WHAT TO DO: Repeat the data that follows, word for word, without the images.

SUPPLIED INFORMATION:
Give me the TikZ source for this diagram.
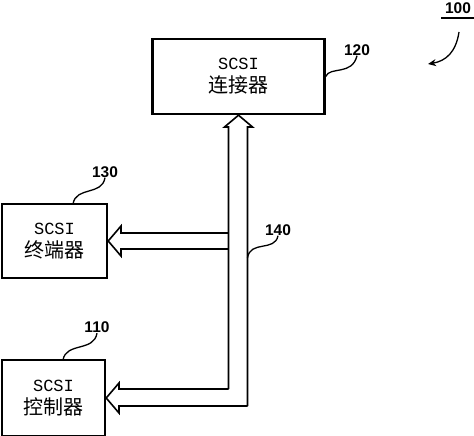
\documentclass[tikz,border=0pt]{standalone}
\usepackage{fontspec}
\newfontfamily\cjk{Noto Sans CJK SC}
\newfontfamily\mono{Liberation Mono}
\newfontfamily\lbl{Liberation Sans}
\usetikzlibrary{arrows.meta}

\newcommand{\twoline}[2]{{\mono #1}\\{\cjk\fontsize{20}{23}\selectfont #2}}

\begin{document}
\begin{tikzpicture}[x=1pt, y=-1pt,
    blk/.style={draw, line width=2.4pt, align=center, inner sep=0pt,
                font=\fontsize{17}{23}\selectfont},
    bus/.style={line width=1.6pt, line join=miter},
    lead/.style={line width=1.3pt},
    num/.style={font=\lbl\bfseries\fontsize{15.5}{15.5}\selectfont, inner sep=0pt}]

    \useasboundingbox (0,0) rectangle (474,436);

    % Blocks
    \node[blk, minimum width=172pt, minimum height=75pt] (conn) at (238.5,76.5) {\twoline{SCSI}{连接器}};
    \node[blk, minimum width=105pt, minimum height=74pt] (term) at (54.5,241) {\twoline{SCSI}{终端器}};
    \node[blk, minimum width=103pt, minimum height=76pt] (ctrl) at (53.5,398) {\twoline{SCSI}{控制器}};

    % Reference numerals
    \node[num] (n100) at (458,8.5) {100};
    \node[num] (n120) at (357,50) {120};
    \node[num] (n130) at (105,172) {130};
    \node[num] (n110) at (97,327.5) {110};
    \node[num] (n140) at (278,230) {140};

    % Bus to connector
    \draw[bus] (228.5,389) -- (228.5,127) -- (224.5,127) -- (conn.south) -- (252.5,127) -- (247.5,127) -- (247.5,406);

    % Bus to terminator
    \draw[bus] (228.5,233) -- (121,233) -- (121,226) -- (term.east) -- (121,256) -- (121,249) -- (228.5,249);

    % Bus to controller
    \draw[bus] (228.5,389) -- (119,389) -- (119,383) -- (ctrl.east) -- (119,413) -- (119,406) -- (247.5,406);

    % Leaders
    \draw[lead] (conn.east) .. controls (330,66) and (352,76) .. (n120.south);
    \draw[lead] (73,204) .. controls (76,186) and (102,196) .. (n130.south);
    \draw[lead] (63,360) .. controls (66,342) and (94,352) .. (n110.south);
    \draw[lead] (247.5,258) .. controls (250,240) and (275,252) .. (n140.south);

    % Overall reference
    \draw[line width=1.2pt] (441,18) -- (474,18);
    \draw[lead, -{Stealth[length=8pt, width=7pt]}] (459,32) .. controls (456,52) and (446,61) .. (428,64);

\end{tikzpicture}
\end{document}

EXERCISE RESPONSE:
Give me the TikZ source for this diagram.
\documentclass[tikz,border=0pt]{standalone}
\usepackage{fontspec}
\newfontfamily\cjk{Noto Sans CJK SC}
\newfontfamily\mono{Liberation Mono}
\newfontfamily\lbl{Liberation Sans}
\usetikzlibrary{arrows.meta}

\newcommand{\twoline}[2]{{\mono #1}\\{\cjk\fontsize{20}{23}\selectfont #2}}

\begin{document}
\begin{tikzpicture}[x=1pt, y=-1pt,
    blk/.style={draw, line width=2.4pt, align=center, inner sep=0pt,
                font=\fontsize{17}{23}\selectfont},
    bus/.style={line width=1.6pt, line join=miter},
    lead/.style={line width=1.3pt},
    num/.style={font=\lbl\bfseries\fontsize{15.5}{15.5}\selectfont, inner sep=0pt}]

    \useasboundingbox (0,0) rectangle (474,436);

    % Blocks
    \node[blk, minimum width=172pt, minimum height=75pt] (conn) at (238.5,76.5) {\twoline{SCSI}{连接器}};
    \node[blk, minimum width=105pt, minimum height=74pt] (term) at (54.5,241) {\twoline{SCSI}{终端器}};
    \node[blk, minimum width=103pt, minimum height=76pt] (ctrl) at (53.5,398) {\twoline{SCSI}{控制器}};

    % Reference numerals
    \node[num] (n100) at (458,8.5) {100};
    \node[num] (n120) at (357,50) {120};
    \node[num] (n130) at (105,172) {130};
    \node[num] (n110) at (97,327.5) {110};
    \node[num] (n140) at (278,230) {140};

    % Bus to connector
    \draw[bus] (228.5,389) -- (228.5,127) -- (224.5,127) -- (conn.south) -- (252.5,127) -- (247.5,127) -- (247.5,406);

    % Bus to terminator
    \draw[bus] (228.5,233) -- (121,233) -- (121,226) -- (term.east) -- (121,256) -- (121,249) -- (228.5,249);

    % Bus to controller
    \draw[bus] (228.5,389) -- (119,389) -- (119,383) -- (ctrl.east) -- (119,413) -- (119,406) -- (247.5,406);

    % Leaders
    \draw[lead] (conn.east) .. controls (330,66) and (352,76) .. (n120.south);
    \draw[lead] (73,204) .. controls (76,186) and (102,196) .. (n130.south);
    \draw[lead] (63,360) .. controls (66,342) and (94,352) .. (n110.south);
    \draw[lead] (247.5,258) .. controls (250,240) and (275,252) .. (n140.south);

    % Overall reference
    \draw[line width=1.2pt] (441,18) -- (474,18);
    \draw[lead, -{Stealth[length=8pt, width=7pt]}] (459,32) .. controls (456,52) and (446,61) .. (428,64);

\end{tikzpicture}
\end{document}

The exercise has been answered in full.